I was supposed to run this with my sister, but on Thursday she got into a car accident. She’s fine, thank God, but she decided to sit this race out. Though I was disappointed, I was more grateful than anything – she was okay, and I now had to be truly focused on getting myself through whatever this experience was going to be.
I was talking to one of my other sisters not too long ago, about how – at least where our individual attitudes are concerned – if we’re not good at something, we don’t typically keep up with it and how it was so surprising that I did an entire marathon… because, well, I’m not good at running. Relatedly, too, many people have said, “Hey, Amanda? Maybe running just isn’t your thing.”
To those people: I wholeheartedly agree with you. Running is not my thing.
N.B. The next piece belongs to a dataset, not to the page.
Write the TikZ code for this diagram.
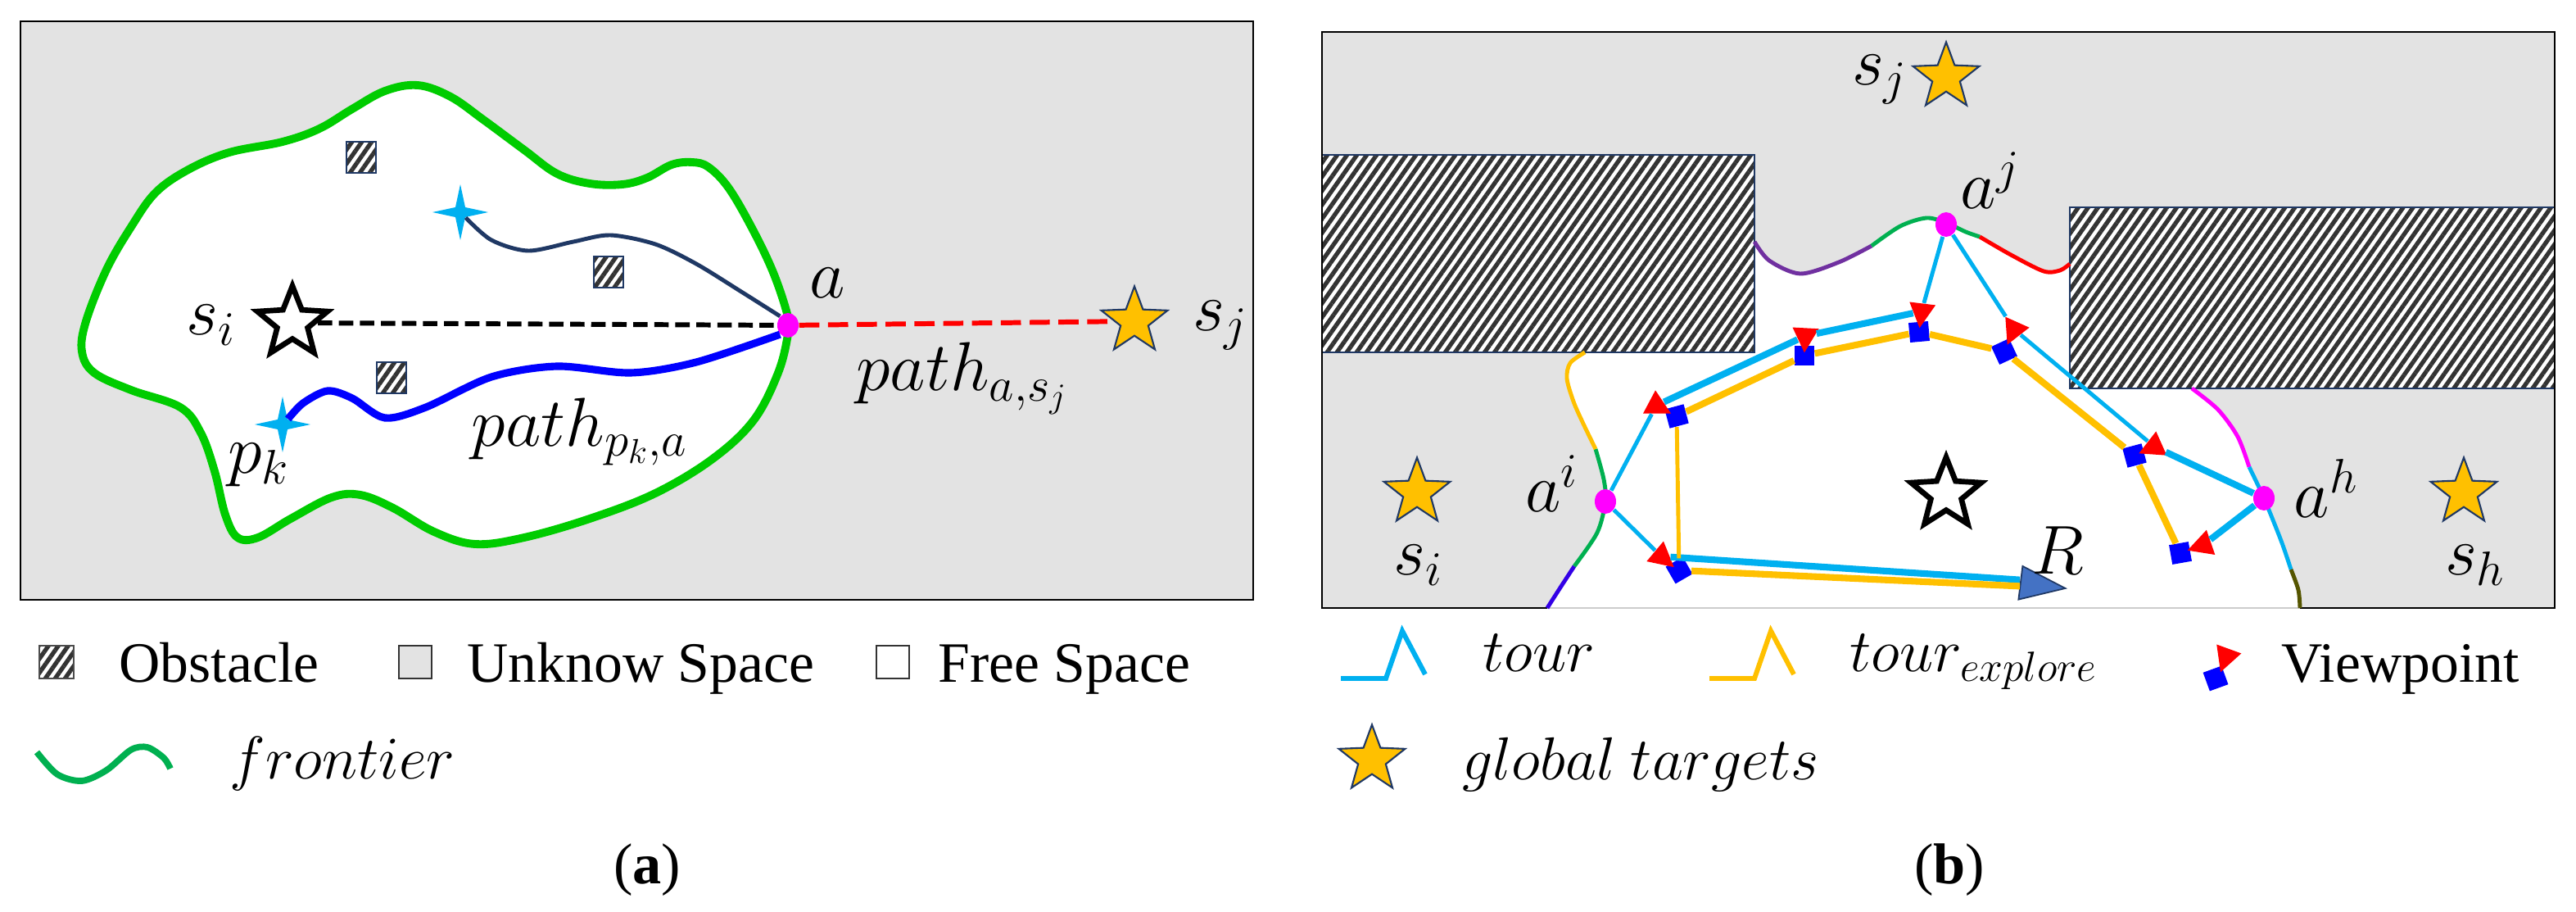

I see its benefit. I sometimes grasp joy from it, but those moments are few and fleeting. More often than not, I struggle and I hate it. I will never win marathons or even 5k’s, and I marvel at those who run, day in and day out, in competition and for leisure, just because they love it.
And yet, I write these words from a strange place: I actually did better this year than last on this same race. Last year, I averaged 13:34 per mile for a total time of 43:08 and this year I averaged 13:30 for a total time of 41:55. (Believe me, I am SHOCKED.)
I think, sometimes, life just throws you curveballs: some are no more than the size of a golf ball, while others are fucking boulders that haven’t been stopped by anything for ages. I also think you can get through most things, even if it takes a little time and a lot of frustration.
So, while I’m not drinking the runner’s Kool-Aid, I will continue to improve myself the best I can – as long as my body allows it – and do races here and there. I will, of course, be taking it slowly (there was some debate on my end as to whether or not to sign up for a half-marathon training program this year; I ultimately decided not to).
Have a good day and be kind to yourselves. I’m going to take a celebratory nap.